Although I have never heard him mention Ken Wilber, his writing is certainly integrally informed. He understands and writes about the impact of cultural dynamics on historical, political, and economic trends globally. He acknowledges the role that our human foibles play in the way we make and carry out public policy. He looks for and analyzes the interplay of events and impulses, both personal and collective.
He recently posted a useful polemic on the impact of Boomeritis on our generation—although he doesn’t use that term. In “Listen Up, Boomers: the Backlash Has Begun,” Professor Mead takes us Boomers to task for what he sees as a generational failure whose seeds were sown from the very beginning.
He, like Wilber, certainly acknowledges the many contributions we have made to the material advancement of humanity. But these pale in comparison to our disappointments.

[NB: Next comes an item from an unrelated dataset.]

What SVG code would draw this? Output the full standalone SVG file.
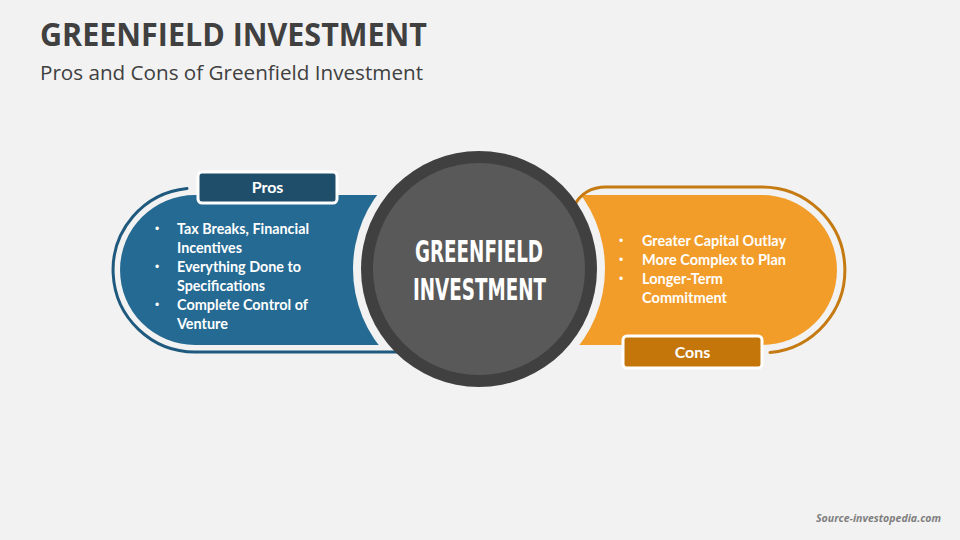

But at the level of public policy and moral leadership, as a generation we have largely failed. The Boomer Progressive Establishment in particular has been a huge disappointment to itself and to the country. The political class slumbered as the entitlement and pension crisis grew to ominous dimensions. Boomer financial leadership was selfish and shortsighted, by and large. Boomer CEOs accelerated the trend toward unlimited greed among corporate elites, and Boomer members of corporate boards sit by and let it happen. Boomer academics created a profoundly dysfunctional system that systemically shovels resources upward from students and adjuncts to overpaid administrators and professors who by and large have not, to say the least, done an outstanding job of transmitting the cultural heritage of the past to future generations. Boomer Hollywood execs created an amoral morass of sludge — and maybe I’m missing something, but nobody spends a lot of time talking about the towering cultural accomplishments of the world historical art geniuses of the Boomer years. Boomer greens enthusiastically bet their movement on the truly idiotic drive for a global carbon treaty; they are now grieving over their failure to make any measurable progress after decades spent and hundreds of millions of dollars thrown away. On the Boomer watch the American family and the American middle class entered major crises; by the time the Boomers have finished with it the health system will be an unaffordable and dysfunctional tangle — perhaps the most complicated, expensive and poorly designed such system in the history of the world.And, he points out—channeling Wilber’s indictment of Boomeritis—“all of this was done by a generation that never lost its confidence that it was smarter, better educated and more idealistic than its Depression-surviving, World War-winning, segregation-ending, prosperity-building parents.”